Update shared on 09 Dec 2025
Fair value Decreased 1.19%Analysts have modestly trimmed their price targets on Kinsale Capital Group, with our fair value estimate easing by about $6 to roughly $465. This reflects a softer property and casualty cycle and sector-wide valuation pressure, despite still robust underwriting margins and improving profitability metrics.
Analyst Commentary
Street research on Kinsale reflects a balanced mix of optimism on company specific execution and caution around the broader property and casualty backdrop, with most firms nudging price targets lower while generally maintaining positive or neutral ratings.
Bullish Takeaways
- Bullish analysts continue to cite Kinsale's strong underwriting discipline and "unmatched" margins as a key differentiator that can support premium valuation multiples over the long term, even as growth normalizes.
- Several firms raising out year EPS estimates point to higher assumed net investment income and slightly faster gross written premium growth, reinforcing confidence in earnings compounding through 2025 and 2026.
- Recent quarters have been characterized as relatively benign from a catastrophe and macro shock perspective. In combination with Kinsale's niche focus, this underpins visibility into near term profitability.
- Despite trimming price targets, bullish analysts maintain positive ratings, suggesting that the recent pullback is viewed more as a valuation reset than a deterioration in company level execution.
Bearish Takeaways
- Bearish analysts highlight a softening property and casualty cycle into 2026 and argue that slowing rate momentum could pressure top line growth and challenge Kinsale's ability to sustain its current earnings trajectory.

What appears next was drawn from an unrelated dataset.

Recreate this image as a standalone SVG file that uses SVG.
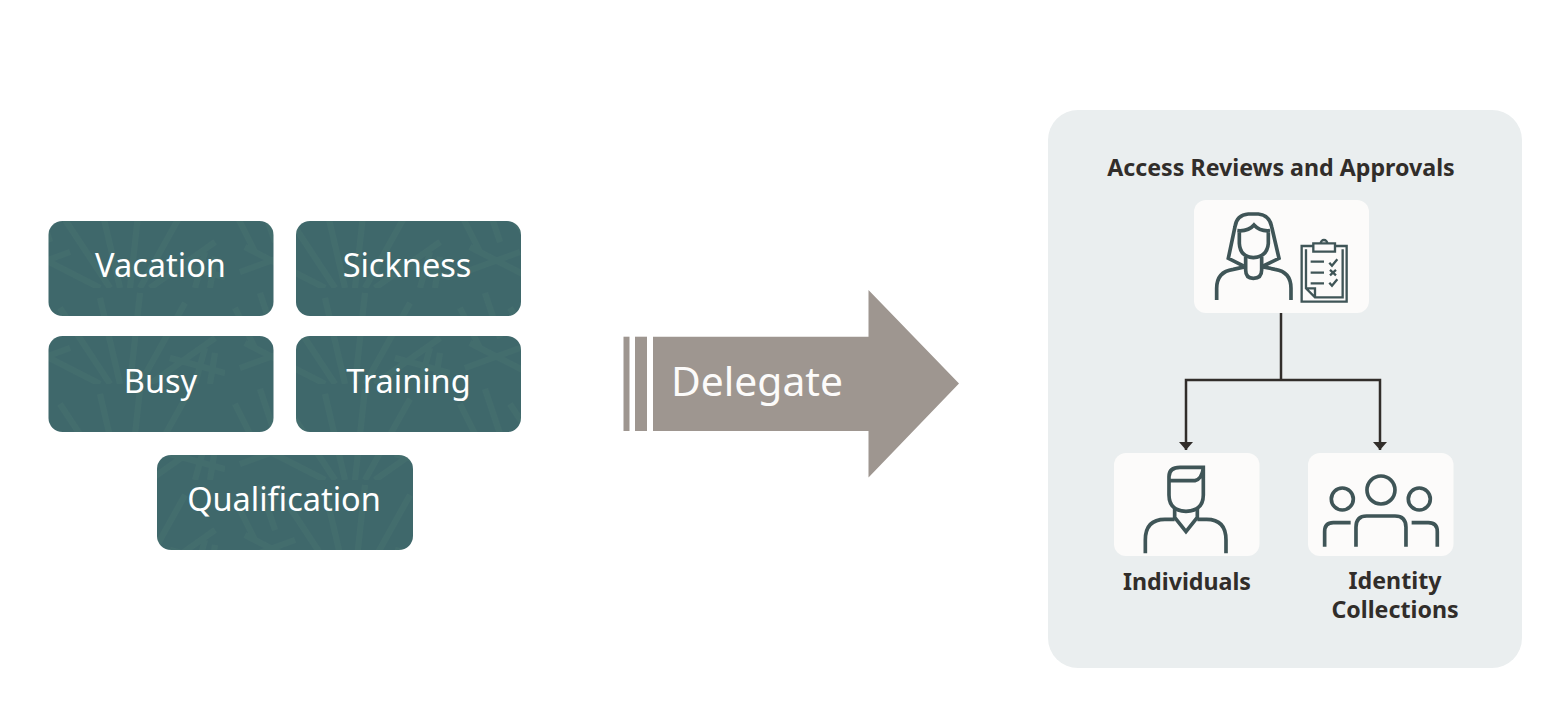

- There is growing concern that Kinsale's premium multiple leaves limited room for execution missteps, particularly as growth decelerates from prior hyper growth levels.
- Several research notes frame recent price target cuts as driven by sector wide valuation compression, signaling that even well managed carriers like Kinsale are not immune to multiple contraction.
- JPMorgan's reduced estimates following the Q3 report underscore the risk that incremental normalization in loss trends or expenses could weigh on margins and justify more conservative valuation assumptions.
What's in the News
- Kinsale Capital Group highlighted a major Virginia project as a showcase of the state's competitive business environment and the effectiveness of public private partnerships in supporting economic growth and innovation, with local officials commending the company’s investment and collaboration with Henrico County and development partners (Key Developments).
- From July 1, 2025 to September 30, 2025, Kinsale repurchased 45,627 shares, or about 0.2% of shares outstanding, for $20 million, bringing total buybacks under the October 24, 2024 authorization to 114,910 shares, or roughly 0.49%, for $50 million (Key Developments).
Valuation Changes
- Fair Value Estimate, reduced modestly to approximately $465 from about $471, reflecting slightly more conservative assumptions despite sustained profitability.
- Discount Rate, effectively unchanged at roughly 6.96%, indicating a stable risk and return framework applied to Kinsale's cash flows.
- Revenue Growth, increased slightly to about 8.99% from 8.86%, signaling a marginally more optimistic outlook for top line expansion.
- Net Profit Margin, edged higher to roughly 22.02% from 21.72%, incorporating expectations for continued operating efficiency and underwriting discipline.
- Future P/E, eased modestly to about 25.5x from 26.2x, suggesting a small compression in the valuation multiple applied to forward earnings.